To start, seniors and their families may wish to consider the following topics when evaluating their financial health.

Know where your money is going. Based on a recent survey by the National Foundation for Credit Counseling, over 60% of Americans do not have a budget. This is the first place to start in developing financial literacy. You cannot make informed choices about your money if you do not know where it is going.

Address your debt. Now that you know where your money is going, if you carry significant debt, it is time to develop a strategy to start eliminating it. For most seniors on a fixed budget, this means identifying expenses in your budget that you can trim, and developing strategies to change your spending habits.

Check your credit report. Because these days your credit report can impact not just your ability to get a loan, but also to rent an apartment or get a job, it is critical that you check your credit report at least once a year and understand the factors that affect it. If your score is low, there are many agencies available to help you start improving it.

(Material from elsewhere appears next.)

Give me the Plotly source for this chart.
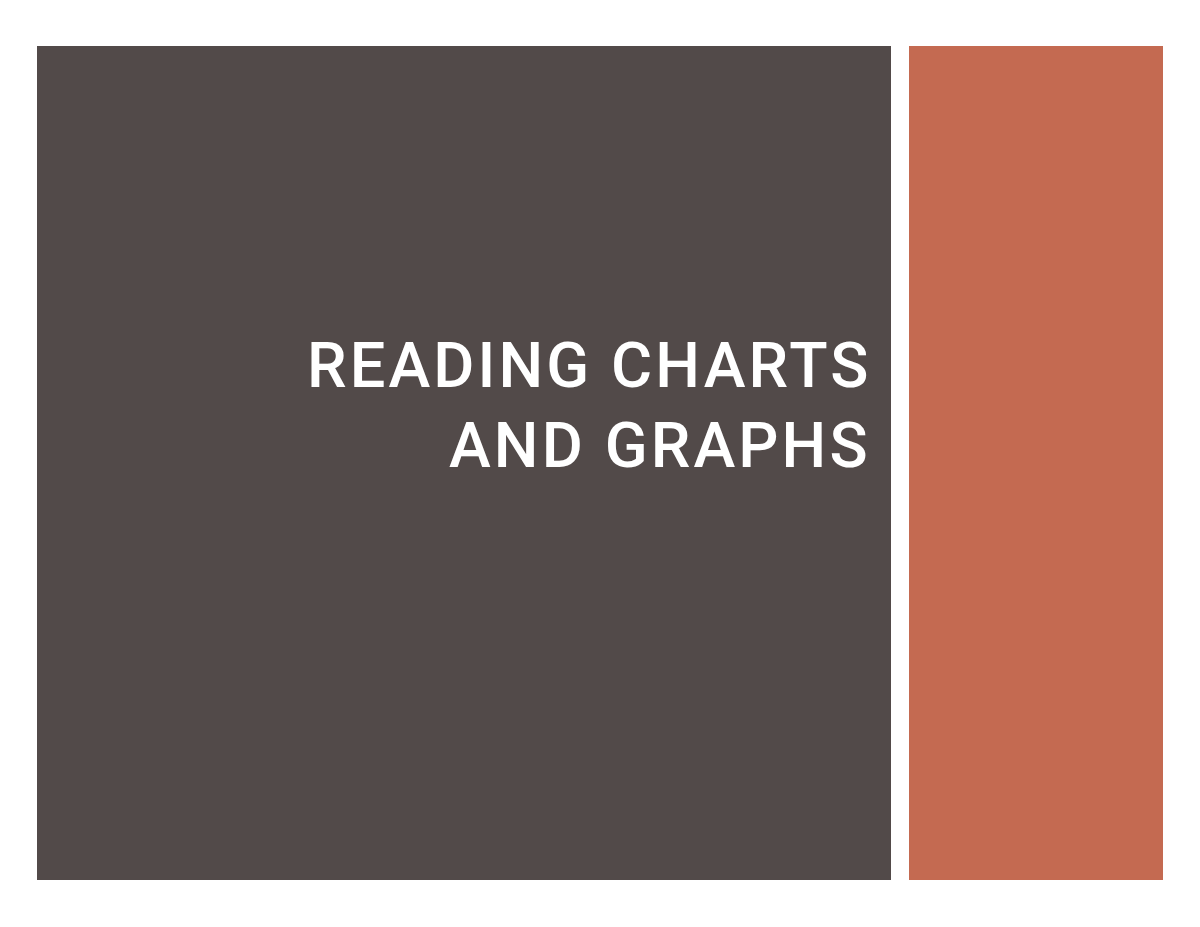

Understand your retirement portfolio. When it comes to your retirement portfolio, it is important to understand your risk and to regularly evaluate your investment choices. While the safety of bonds has always been attractive to seniors, a perfect storm may be upon the bond market in the form of anticipated increases in interest rates. If your portfolio heavily favors bonds, it may be time to consider a more diversified financial plan, and evaluate whether your total living expenses could ride out a drop in value.

Be prepared. We have all heard the rule— you should have three to six months of expenses on hand for an emergency or change in life circumstances. If you do not think you can get there, start somewhere. Target at least several thousand dollars to set aside so that if you have an unexpected change occurs in your life, you will have something to fall back on.